**Work to complete**
Copy out all lines of the records in which the word "this" appears.

———

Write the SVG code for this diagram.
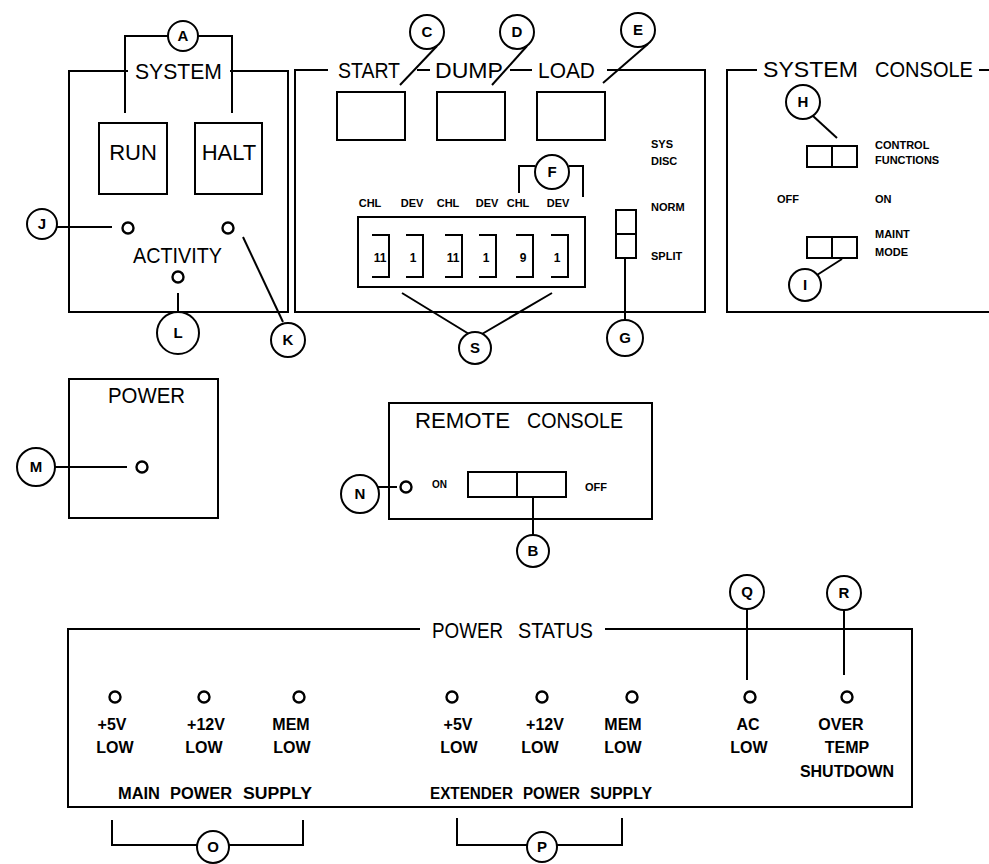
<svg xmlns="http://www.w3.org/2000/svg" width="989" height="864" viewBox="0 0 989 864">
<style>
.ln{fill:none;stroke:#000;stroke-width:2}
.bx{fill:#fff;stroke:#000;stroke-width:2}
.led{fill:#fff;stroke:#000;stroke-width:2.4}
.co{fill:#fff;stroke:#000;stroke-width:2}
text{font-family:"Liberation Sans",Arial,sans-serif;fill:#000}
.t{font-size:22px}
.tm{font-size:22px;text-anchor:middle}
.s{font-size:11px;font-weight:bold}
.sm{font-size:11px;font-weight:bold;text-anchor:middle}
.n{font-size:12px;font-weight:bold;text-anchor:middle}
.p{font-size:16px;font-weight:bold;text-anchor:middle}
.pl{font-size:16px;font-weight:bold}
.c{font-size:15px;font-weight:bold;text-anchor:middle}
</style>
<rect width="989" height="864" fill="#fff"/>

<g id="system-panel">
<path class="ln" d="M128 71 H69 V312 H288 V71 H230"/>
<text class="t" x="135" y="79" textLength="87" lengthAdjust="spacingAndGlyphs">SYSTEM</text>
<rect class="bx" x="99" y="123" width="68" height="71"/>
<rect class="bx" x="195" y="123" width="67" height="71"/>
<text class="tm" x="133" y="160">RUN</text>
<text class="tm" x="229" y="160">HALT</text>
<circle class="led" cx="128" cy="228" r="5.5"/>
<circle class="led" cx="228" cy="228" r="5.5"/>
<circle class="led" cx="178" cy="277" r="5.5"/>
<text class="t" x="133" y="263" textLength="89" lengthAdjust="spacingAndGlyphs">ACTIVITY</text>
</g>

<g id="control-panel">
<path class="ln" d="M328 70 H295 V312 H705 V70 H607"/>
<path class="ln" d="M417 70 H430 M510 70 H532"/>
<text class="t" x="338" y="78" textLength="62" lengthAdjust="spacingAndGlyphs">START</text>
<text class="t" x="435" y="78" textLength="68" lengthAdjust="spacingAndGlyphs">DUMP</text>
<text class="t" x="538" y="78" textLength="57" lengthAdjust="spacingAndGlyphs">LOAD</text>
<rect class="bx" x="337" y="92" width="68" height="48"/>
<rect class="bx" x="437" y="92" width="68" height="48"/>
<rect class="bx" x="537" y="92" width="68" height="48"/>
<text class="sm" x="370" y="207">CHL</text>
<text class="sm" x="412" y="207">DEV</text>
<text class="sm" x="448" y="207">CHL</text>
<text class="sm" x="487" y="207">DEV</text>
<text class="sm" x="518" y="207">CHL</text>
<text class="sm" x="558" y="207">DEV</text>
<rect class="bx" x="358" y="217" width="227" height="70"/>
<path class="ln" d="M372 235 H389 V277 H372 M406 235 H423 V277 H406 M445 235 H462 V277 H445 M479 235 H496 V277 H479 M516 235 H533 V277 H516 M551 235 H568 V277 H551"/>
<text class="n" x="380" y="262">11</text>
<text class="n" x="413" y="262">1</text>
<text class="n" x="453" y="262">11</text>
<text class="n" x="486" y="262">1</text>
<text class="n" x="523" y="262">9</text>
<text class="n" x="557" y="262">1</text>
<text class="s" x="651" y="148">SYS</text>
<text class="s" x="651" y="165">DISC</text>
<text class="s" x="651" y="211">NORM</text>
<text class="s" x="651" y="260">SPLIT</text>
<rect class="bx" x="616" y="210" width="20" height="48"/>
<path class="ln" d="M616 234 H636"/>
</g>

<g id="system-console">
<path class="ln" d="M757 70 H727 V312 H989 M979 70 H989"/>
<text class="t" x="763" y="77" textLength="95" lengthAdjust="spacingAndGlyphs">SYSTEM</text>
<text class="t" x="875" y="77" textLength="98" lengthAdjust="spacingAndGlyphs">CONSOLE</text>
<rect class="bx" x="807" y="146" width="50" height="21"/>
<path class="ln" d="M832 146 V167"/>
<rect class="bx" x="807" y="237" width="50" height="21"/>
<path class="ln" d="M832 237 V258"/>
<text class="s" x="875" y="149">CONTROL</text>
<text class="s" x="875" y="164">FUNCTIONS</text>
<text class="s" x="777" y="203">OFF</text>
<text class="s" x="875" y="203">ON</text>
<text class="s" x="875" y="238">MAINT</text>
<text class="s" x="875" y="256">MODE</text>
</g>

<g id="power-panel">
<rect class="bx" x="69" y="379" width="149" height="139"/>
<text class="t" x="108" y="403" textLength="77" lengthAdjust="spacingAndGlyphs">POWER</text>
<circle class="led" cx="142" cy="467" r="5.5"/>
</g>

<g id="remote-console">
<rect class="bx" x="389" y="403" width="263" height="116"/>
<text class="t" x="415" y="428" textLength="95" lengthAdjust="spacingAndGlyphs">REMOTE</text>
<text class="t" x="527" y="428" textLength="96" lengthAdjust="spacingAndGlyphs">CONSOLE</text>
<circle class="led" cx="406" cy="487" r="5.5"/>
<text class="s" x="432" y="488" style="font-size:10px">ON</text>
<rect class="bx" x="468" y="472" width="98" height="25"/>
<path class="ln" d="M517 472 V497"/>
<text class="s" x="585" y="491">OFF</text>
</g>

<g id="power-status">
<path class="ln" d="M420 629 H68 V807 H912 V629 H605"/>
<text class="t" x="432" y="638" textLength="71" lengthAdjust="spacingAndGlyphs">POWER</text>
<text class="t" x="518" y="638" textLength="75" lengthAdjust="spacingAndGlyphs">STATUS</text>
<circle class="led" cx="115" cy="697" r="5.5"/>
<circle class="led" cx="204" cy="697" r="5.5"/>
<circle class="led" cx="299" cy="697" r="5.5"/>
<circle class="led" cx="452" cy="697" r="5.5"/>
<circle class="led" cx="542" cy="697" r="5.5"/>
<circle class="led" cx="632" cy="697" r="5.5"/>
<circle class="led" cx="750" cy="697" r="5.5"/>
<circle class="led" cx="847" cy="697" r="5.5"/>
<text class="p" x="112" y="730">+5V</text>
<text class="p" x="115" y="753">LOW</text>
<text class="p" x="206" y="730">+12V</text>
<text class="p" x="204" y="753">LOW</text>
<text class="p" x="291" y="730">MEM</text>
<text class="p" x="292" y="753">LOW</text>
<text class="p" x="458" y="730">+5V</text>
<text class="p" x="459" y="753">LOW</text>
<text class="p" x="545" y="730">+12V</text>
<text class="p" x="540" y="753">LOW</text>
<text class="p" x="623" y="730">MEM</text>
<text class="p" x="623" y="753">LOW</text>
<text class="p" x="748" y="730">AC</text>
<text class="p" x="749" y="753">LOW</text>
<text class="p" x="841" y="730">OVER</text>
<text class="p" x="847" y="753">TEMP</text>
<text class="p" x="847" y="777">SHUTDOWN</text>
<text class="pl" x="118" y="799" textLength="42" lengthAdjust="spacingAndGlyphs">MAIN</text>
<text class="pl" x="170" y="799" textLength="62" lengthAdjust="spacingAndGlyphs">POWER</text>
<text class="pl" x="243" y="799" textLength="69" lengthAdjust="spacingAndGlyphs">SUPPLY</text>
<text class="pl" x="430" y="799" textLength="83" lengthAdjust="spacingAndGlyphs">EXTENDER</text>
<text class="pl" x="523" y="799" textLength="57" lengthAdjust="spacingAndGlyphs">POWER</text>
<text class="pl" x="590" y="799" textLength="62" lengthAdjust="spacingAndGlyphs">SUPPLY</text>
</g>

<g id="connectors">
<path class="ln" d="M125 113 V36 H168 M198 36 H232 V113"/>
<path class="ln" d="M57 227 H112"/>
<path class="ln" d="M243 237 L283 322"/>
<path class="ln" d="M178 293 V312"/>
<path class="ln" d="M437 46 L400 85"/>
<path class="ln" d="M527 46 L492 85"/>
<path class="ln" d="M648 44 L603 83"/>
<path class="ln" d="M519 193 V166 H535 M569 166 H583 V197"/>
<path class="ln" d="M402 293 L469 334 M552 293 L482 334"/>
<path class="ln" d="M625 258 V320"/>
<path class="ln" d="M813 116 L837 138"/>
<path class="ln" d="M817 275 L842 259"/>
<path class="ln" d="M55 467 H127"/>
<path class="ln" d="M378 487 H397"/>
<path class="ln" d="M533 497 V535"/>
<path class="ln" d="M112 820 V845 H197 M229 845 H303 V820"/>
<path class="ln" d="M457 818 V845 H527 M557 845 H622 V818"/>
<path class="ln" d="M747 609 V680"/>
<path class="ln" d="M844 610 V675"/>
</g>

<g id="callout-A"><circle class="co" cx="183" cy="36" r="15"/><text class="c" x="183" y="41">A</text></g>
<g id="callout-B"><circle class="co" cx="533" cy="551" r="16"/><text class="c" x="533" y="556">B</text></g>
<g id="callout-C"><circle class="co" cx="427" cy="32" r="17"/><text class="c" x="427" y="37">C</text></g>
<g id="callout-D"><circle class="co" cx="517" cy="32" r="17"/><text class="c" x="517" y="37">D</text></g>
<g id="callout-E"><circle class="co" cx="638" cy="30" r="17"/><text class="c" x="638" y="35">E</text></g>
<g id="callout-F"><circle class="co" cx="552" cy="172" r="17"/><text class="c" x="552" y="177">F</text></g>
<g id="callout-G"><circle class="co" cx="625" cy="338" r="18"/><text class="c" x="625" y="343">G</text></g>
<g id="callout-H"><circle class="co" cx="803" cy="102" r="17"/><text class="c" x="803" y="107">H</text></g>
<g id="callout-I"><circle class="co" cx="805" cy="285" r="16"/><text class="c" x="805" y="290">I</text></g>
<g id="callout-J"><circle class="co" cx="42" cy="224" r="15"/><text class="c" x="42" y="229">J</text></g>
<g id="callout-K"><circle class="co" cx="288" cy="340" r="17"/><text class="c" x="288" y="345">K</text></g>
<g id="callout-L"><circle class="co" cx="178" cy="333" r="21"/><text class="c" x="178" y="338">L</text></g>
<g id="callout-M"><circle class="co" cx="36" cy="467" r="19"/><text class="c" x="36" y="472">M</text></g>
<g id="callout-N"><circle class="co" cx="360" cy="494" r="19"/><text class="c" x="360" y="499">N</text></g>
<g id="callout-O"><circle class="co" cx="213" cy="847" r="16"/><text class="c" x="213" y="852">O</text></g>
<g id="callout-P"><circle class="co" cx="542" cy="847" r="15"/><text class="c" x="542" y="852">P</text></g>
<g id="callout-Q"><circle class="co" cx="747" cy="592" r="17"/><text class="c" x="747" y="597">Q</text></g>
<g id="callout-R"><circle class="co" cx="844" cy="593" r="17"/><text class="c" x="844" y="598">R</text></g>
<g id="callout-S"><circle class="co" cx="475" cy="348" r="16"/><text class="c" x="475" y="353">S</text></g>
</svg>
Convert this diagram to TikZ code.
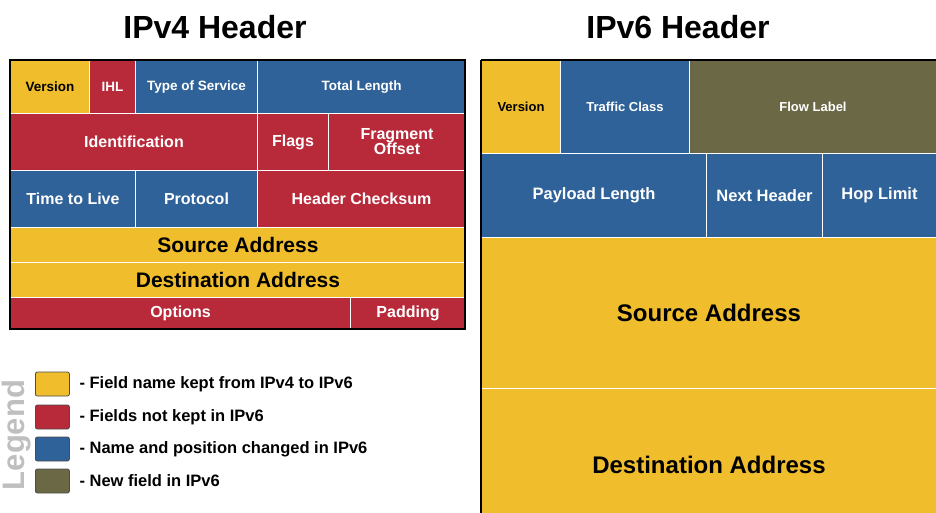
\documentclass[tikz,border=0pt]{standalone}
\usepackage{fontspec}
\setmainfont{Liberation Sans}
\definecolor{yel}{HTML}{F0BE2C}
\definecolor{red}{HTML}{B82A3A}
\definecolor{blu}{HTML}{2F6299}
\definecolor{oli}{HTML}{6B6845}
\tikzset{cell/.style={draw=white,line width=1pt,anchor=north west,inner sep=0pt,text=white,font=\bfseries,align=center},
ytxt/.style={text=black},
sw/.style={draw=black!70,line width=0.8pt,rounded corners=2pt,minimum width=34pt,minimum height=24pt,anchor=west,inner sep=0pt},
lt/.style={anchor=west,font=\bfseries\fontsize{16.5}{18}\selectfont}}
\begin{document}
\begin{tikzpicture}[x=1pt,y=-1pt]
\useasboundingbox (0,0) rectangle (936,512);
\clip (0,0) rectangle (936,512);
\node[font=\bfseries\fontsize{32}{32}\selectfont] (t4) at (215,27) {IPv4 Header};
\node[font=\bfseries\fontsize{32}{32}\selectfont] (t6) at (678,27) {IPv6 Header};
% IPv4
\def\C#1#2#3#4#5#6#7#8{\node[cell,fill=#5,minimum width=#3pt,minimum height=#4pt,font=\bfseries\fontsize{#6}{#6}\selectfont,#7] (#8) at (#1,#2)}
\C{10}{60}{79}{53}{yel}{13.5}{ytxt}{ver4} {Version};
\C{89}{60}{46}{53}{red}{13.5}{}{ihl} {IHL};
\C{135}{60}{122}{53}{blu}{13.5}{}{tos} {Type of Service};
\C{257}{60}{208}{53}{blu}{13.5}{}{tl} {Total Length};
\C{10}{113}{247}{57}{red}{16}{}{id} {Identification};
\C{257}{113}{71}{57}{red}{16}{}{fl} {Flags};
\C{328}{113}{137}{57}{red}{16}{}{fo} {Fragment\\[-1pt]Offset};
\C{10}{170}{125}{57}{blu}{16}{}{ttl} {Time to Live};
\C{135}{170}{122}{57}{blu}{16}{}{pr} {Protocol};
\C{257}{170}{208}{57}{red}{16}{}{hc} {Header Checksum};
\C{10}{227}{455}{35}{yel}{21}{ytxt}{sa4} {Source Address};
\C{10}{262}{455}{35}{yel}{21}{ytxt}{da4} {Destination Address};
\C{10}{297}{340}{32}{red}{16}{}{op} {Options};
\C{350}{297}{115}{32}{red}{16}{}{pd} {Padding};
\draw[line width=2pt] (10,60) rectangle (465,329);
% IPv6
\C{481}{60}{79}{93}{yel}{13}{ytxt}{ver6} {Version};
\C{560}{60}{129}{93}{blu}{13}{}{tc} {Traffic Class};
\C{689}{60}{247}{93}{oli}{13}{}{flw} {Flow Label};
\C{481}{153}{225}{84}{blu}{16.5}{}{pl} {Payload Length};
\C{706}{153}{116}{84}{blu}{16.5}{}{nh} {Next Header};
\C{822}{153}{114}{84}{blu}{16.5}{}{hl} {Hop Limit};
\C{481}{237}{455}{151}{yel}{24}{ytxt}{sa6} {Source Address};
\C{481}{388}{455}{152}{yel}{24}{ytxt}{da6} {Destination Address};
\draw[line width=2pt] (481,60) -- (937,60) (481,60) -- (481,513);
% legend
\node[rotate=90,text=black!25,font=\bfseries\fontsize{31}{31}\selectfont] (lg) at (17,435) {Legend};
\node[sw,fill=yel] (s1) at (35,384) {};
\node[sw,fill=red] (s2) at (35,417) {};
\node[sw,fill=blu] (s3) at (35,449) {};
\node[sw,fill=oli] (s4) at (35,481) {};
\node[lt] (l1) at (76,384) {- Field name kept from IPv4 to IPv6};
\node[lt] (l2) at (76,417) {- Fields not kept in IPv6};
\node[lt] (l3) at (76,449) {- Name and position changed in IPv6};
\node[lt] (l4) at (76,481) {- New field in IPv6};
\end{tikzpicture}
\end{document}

———

**The reply**
Write the SVG code for this diagram.
Convert this diagram to TikZ code.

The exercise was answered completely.